8.4 Voorwaarden voor afwijken
Afwijken van de regels, als bedoeld in de leden 8.1 en 8.2 is slechts mogelijk, indien;
  1. het verlenen van de omgevingsvergunning niet leidt tot aantasting van de samenhang in het straat- en bebouwingsbeeld;
  2. het verlenen van de omgevingsvergunning niet leidt tot verkeersonveilige situaties;
  3. bij de aanvraag om een omgevingsvergunning als bedoeld in lid 9.3 een parkeeronderzoek wordt overgelegd dat aantoont dat kan worden voorzien in het benodigde aantal parkeerplaatsen.
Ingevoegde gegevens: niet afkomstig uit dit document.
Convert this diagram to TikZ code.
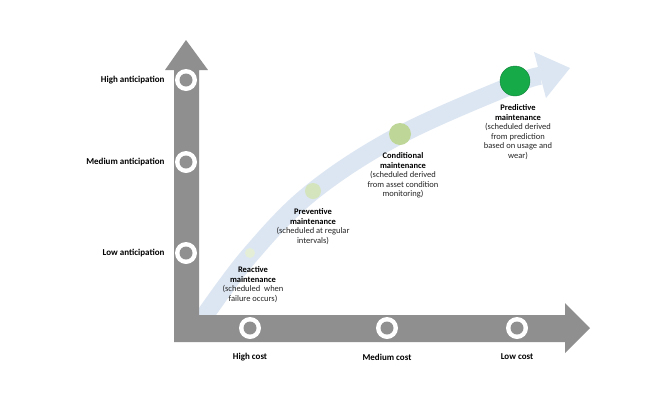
\documentclass[tikz,border=0pt]{standalone}
\usepackage{fontspec}
\setmainfont{Carlito}
\begin{document}
\begin{tikzpicture}[x=1pt,y=-1pt,
 ax/.style={fill=gray!75!black!70,draw=none},
 ring/.style={circle,fill=white,minimum size=22pt,inner sep=0pt,path picture={\fill[gray!75!black!70] (path picture bounding box.center) circle (6.5pt);}},
 lab/.style={font=\bfseries\fontsize{9}{10}\selectfont,text=black},
 desc/.style={align=center,font=\fontsize{8.5}{10.5}\selectfont,text=black!85},
 dot/.style={circle,inner sep=0pt}]
\useasboundingbox (0,0) rectangle (670,400);
\fill[white] (0,0) rectangle (670,400);
% curved arrow
\draw[line width=18pt,color={rgb,255:red,220;green,230;blue,242}] plot[smooth,tension=0.6] coordinates {(203,318) (250,255) (312,192) (400,135) (515,84) (542,76)};
\fill[color={rgb,255:red,220;green,230;blue,242}] (570,68) -- (546,98) -- (534,52) -- cycle;
% axes
\fill[ax] (174,342) -- (174,70) -- (165,70) -- (186,40) -- (208,70) -- (199,70) -- (199,315) -- (565,315) -- (565,303) -- (590,328) -- (565,353) -- (565,342) -- cycle;
\node[ring] (h) at (186,80) {};
\node[ring] (m) at (186,162) {};
\node[ring] (l) at (186,253) {};
\node[ring] (hc) at (250,328) {};
\node[ring] (mc) at (387,328) {};
\node[ring] (lc) at (517,328) {};
\node[lab,anchor=east] (th) at (168,80) {High anticipation};
\node[lab,anchor=east] (tm) at (168,162) {Medium anticipation};
\node[lab,anchor=east] (tl) at (168,253) {Low anticipation};
\node[lab] (thc) at (250,357) {High cost};
\node[lab] (tmc) at (387,357) {Medium cost};
\node[lab] (tlc) at (517,357) {Low cost};
% dots
\node[dot,minimum size=10pt,fill={rgb,255:red,228;green,238;blue,215}] (d1) at (250,253) {};
\node[dot,minimum size=16pt,fill={rgb,255:red,212;green,228;blue,188}] (d2) at (313,191) {};
\node[dot,minimum size=22pt,fill={rgb,255:red,190;green,214;blue,152}] (d3) at (400,134) {};
\node[dot,minimum size=30pt,fill={rgb,255:red,22;green,170;blue,72},draw={rgb,255:red,20;green,130;blue,60}] (d4) at (515,81) {};
% descriptions
\node[desc,anchor=north] (t1) at (253,263) {\textbf{\textcolor{black}{Reactive}}\\[-1pt]\textbf{\textcolor{black}{maintenance}}\\[-1pt](scheduled\ \ when\\[-1pt]failure occurs)};
\node[desc,anchor=north] (t2) at (313,205) {\textbf{\textcolor{black}{Preventive}}\\[-1pt]\textbf{\textcolor{black}{maintenance}}\\[-1pt](scheduled at regular\\[-1pt]intervals)};
\node[desc,anchor=north] (t3) at (403,149) {\textbf{\textcolor{black}{Conditional}}\\[-1pt]\textbf{\textcolor{black}{maintenance}}\\[-1pt](scheduled derived\\[-1pt]from asset condition\\[-1pt]monitoring)};
\node[desc,anchor=north] (t4) at (518,101) {\textbf{\textcolor{black}{Predictive}}\\[-1pt]\textbf{\textcolor{black}{maintenance}}\\[-1pt](scheduled derived\\[-1pt]from prediction\\[-1pt]based on usage and\\[-1pt]wear)};
\end{tikzpicture}
\end{document}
Voor het parkeeronderzoek worden de richtlijnen van het CROW gehanteerd.
 
4 Overgangs- en slotregels
Artikel 9 Overgangsrecht
 
9.1 Overgangsrecht bouwwerken
  1. Een bouwwerk dat op het tijdstip van inwerkingtreding van het bestemmingsplan aanwezig of in uitvoering is, dan wel gebouwd kan worden krachtens een omgevingsvergunning voor het bouwen, en afwijkt van het plan, mag, mits deze afwijking naar aard en omvang niet wordt vergroot:
    1. gedeeltelijk worden vernieuwd of veranderd;
    2. na het teniet gaan ten gevolge van een calamiteit geheel worden vernieuwd of veranderd, mits de aanvraag van de omgevingsvergunning voor het bouwen wordt gedaan binnen twee jaar na de dag waarop het bouwwerk is teniet gegaan.
  2. Het bevoegd gezag kan eenmalig in afwijking van het bepaalde in sublid a. een omgevingsvergunning verlenen voor het vergroten van de inhoud van een bouwwerk als bedoeld in het sublid a. met maximaal 10 %.
  3. Sublid a. is niet van toepassing op bouwwerken die weliswaar bestaan op het tijdstip van inwerkingtreding van het plan, maar zijn gebouwd zonder vergunning en in strijd met het daarvoor geldende plan, daaronder begrepen de overgangsbepaling van dat plan.
9.2 Overgangsrecht gebruik
  1. Het gebruik van grond en bouwwerken dat bestond op het tijdstip van inwerkingtreding van het bestemmingsplan en hiermee in strijd is, mag worden voortgezet.
  2. Het is verboden het met het bestemmingsplan strijdige gebruik, bedoeld in sublid a, te veranderen of te laten veranderen in een ander met dat plan strijdig gebruik, tenzij door deze verandering de afwijking naar aard en omvang wordt verkleind.
  3. Indien het gebruik, bedoeld in sublid a, na het tijdstip van inwerkingtreding van het plan voor een periode langer dan een jaar wordt onderbroken, is het verboden dit gebruik daarna te hervatten of te laten hervatten.
  4. Sublid a is niet van toepassing op het gebruik dat reeds in strijd was met het voorheen geldende bestemmingsplan, daaronder begrepen de overgangsbepalingen van dat plan.
 
Artikel 10 Slotregel
 
Deze regels worden aangehaald als: “Regels van het bestemmingsplan Buitengebied, Tjabbesstreek en Oosteinde 44” van de gemeente Westerwolde.